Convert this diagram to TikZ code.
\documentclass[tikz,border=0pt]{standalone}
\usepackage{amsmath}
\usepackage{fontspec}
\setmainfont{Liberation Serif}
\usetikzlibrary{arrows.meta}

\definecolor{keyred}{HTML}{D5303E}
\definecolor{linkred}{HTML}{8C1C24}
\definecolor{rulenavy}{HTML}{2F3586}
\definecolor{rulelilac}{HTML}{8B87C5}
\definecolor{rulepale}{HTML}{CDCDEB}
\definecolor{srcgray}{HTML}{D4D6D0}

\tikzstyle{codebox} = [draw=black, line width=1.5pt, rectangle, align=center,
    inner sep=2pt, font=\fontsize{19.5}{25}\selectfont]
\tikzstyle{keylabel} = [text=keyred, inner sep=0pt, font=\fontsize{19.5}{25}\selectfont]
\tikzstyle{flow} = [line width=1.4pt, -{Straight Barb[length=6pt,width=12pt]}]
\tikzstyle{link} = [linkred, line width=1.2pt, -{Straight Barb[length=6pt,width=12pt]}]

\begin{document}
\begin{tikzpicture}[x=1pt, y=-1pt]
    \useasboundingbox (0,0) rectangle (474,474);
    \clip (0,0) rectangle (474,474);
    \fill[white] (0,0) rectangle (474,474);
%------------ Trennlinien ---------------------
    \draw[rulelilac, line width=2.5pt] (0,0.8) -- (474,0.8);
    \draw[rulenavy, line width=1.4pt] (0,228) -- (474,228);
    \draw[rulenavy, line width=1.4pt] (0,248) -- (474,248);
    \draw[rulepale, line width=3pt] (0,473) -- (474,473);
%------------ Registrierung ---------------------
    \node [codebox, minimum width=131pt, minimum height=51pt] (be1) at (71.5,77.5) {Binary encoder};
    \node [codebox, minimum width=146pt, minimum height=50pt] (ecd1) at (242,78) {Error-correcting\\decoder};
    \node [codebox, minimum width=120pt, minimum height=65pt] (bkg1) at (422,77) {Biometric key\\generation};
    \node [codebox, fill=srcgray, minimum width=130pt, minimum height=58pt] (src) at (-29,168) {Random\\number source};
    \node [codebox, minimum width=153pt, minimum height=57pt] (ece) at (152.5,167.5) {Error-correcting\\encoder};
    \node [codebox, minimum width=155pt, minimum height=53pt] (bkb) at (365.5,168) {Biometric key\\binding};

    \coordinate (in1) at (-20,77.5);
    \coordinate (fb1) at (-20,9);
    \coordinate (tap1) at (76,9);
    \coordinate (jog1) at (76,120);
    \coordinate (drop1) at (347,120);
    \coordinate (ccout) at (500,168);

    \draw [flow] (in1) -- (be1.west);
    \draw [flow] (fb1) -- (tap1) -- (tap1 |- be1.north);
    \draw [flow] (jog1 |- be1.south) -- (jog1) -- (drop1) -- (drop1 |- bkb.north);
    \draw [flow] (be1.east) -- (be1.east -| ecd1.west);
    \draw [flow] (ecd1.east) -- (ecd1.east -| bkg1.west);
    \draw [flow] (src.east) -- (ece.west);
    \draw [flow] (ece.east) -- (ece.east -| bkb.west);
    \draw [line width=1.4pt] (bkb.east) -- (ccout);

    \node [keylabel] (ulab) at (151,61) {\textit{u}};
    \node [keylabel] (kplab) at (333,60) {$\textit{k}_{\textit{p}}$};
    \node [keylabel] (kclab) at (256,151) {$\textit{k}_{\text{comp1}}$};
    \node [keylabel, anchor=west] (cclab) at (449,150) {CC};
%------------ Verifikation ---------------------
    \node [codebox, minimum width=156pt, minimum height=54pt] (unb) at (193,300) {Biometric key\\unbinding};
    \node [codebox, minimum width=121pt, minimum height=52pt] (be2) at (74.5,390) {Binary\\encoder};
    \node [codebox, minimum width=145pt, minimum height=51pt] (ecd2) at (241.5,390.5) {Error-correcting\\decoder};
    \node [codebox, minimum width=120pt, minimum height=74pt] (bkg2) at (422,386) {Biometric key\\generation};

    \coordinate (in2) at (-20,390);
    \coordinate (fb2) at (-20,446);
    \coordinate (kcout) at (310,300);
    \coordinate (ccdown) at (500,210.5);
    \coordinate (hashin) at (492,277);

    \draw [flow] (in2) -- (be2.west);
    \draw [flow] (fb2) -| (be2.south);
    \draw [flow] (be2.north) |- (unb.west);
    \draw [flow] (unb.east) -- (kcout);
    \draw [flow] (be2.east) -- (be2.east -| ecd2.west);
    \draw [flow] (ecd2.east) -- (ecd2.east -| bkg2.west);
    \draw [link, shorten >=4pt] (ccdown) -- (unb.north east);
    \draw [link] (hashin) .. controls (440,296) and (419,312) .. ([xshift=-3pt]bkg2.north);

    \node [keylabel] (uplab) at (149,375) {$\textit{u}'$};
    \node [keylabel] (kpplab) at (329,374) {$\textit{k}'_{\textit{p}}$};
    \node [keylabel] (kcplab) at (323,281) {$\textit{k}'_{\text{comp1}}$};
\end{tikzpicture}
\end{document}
-.-.-
> _Exercise_
Output the listing above without altering a single character.

> _Solution_
Convert this diagram to TikZ code.
\documentclass[tikz,border=0pt]{standalone}
\usepackage{amsmath}
\usepackage{fontspec}
\setmainfont{Liberation Serif}
\usetikzlibrary{arrows.meta}

\definecolor{keyred}{HTML}{D5303E}
\definecolor{linkred}{HTML}{8C1C24}
\definecolor{rulenavy}{HTML}{2F3586}
\definecolor{rulelilac}{HTML}{8B87C5}
\definecolor{rulepale}{HTML}{CDCDEB}
\definecolor{srcgray}{HTML}{D4D6D0}

\tikzstyle{codebox} = [draw=black, line width=1.5pt, rectangle, align=center,
    inner sep=2pt, font=\fontsize{19.5}{25}\selectfont]
\tikzstyle{keylabel} = [text=keyred, inner sep=0pt, font=\fontsize{19.5}{25}\selectfont]
\tikzstyle{flow} = [line width=1.4pt, -{Straight Barb[length=6pt,width=12pt]}]
\tikzstyle{link} = [linkred, line width=1.2pt, -{Straight Barb[length=6pt,width=12pt]}]

\begin{document}
\begin{tikzpicture}[x=1pt, y=-1pt]
    \useasboundingbox (0,0) rectangle (474,474);
    \clip (0,0) rectangle (474,474);
    \fill[white] (0,0) rectangle (474,474);
%------------ Trennlinien ---------------------
    \draw[rulelilac, line width=2.5pt] (0,0.8) -- (474,0.8);
    \draw[rulenavy, line width=1.4pt] (0,228) -- (474,228);
    \draw[rulenavy, line width=1.4pt] (0,248) -- (474,248);
    \draw[rulepale, line width=3pt] (0,473) -- (474,473);
%------------ Registrierung ---------------------
    \node [codebox, minimum width=131pt, minimum height=51pt] (be1) at (71.5,77.5) {Binary encoder};
    \node [codebox, minimum width=146pt, minimum height=50pt] (ecd1) at (242,78) {Error-correcting\\decoder};
    \node [codebox, minimum width=120pt, minimum height=65pt] (bkg1) at (422,77) {Biometric key\\generation};
    \node [codebox, fill=srcgray, minimum width=130pt, minimum height=58pt] (src) at (-29,168) {Random\\number source};
    \node [codebox, minimum width=153pt, minimum height=57pt] (ece) at (152.5,167.5) {Error-correcting\\encoder};
    \node [codebox, minimum width=155pt, minimum height=53pt] (bkb) at (365.5,168) {Biometric key\\binding};

    \coordinate (in1) at (-20,77.5);
    \coordinate (fb1) at (-20,9);
    \coordinate (tap1) at (76,9);
    \coordinate (jog1) at (76,120);
    \coordinate (drop1) at (347,120);
    \coordinate (ccout) at (500,168);

    \draw [flow] (in1) -- (be1.west);
    \draw [flow] (fb1) -- (tap1) -- (tap1 |- be1.north);
    \draw [flow] (jog1 |- be1.south) -- (jog1) -- (drop1) -- (drop1 |- bkb.north);
    \draw [flow] (be1.east) -- (be1.east -| ecd1.west);
    \draw [flow] (ecd1.east) -- (ecd1.east -| bkg1.west);
    \draw [flow] (src.east) -- (ece.west);
    \draw [flow] (ece.east) -- (ece.east -| bkb.west);
    \draw [line width=1.4pt] (bkb.east) -- (ccout);

    \node [keylabel] (ulab) at (151,61) {\textit{u}};
    \node [keylabel] (kplab) at (333,60) {$\textit{k}_{\textit{p}}$};
    \node [keylabel] (kclab) at (256,151) {$\textit{k}_{\text{comp1}}$};
    \node [keylabel, anchor=west] (cclab) at (449,150) {CC};
%------------ Verifikation ---------------------
    \node [codebox, minimum width=156pt, minimum height=54pt] (unb) at (193,300) {Biometric key\\unbinding};
    \node [codebox, minimum width=121pt, minimum height=52pt] (be2) at (74.5,390) {Binary\\encoder};
    \node [codebox, minimum width=145pt, minimum height=51pt] (ecd2) at (241.5,390.5) {Error-correcting\\decoder};
    \node [codebox, minimum width=120pt, minimum height=74pt] (bkg2) at (422,386) {Biometric key\\generation};

    \coordinate (in2) at (-20,390);
    \coordinate (fb2) at (-20,446);
    \coordinate (kcout) at (310,300);
    \coordinate (ccdown) at (500,210.5);
    \coordinate (hashin) at (492,277);

    \draw [flow] (in2) -- (be2.west);
    \draw [flow] (fb2) -| (be2.south);
    \draw [flow] (be2.north) |- (unb.west);
    \draw [flow] (unb.east) -- (kcout);
    \draw [flow] (be2.east) -- (be2.east -| ecd2.west);
    \draw [flow] (ecd2.east) -- (ecd2.east -| bkg2.west);
    \draw [link, shorten >=4pt] (ccdown) -- (unb.north east);
    \draw [link] (hashin) .. controls (440,296) and (419,312) .. ([xshift=-3pt]bkg2.north);

    \node [keylabel] (uplab) at (149,375) {$\textit{u}'$};
    \node [keylabel] (kpplab) at (329,374) {$\textit{k}'_{\textit{p}}$};
    \node [keylabel] (kcplab) at (323,281) {$\textit{k}'_{\text{comp1}}$};
\end{tikzpicture}
\end{document}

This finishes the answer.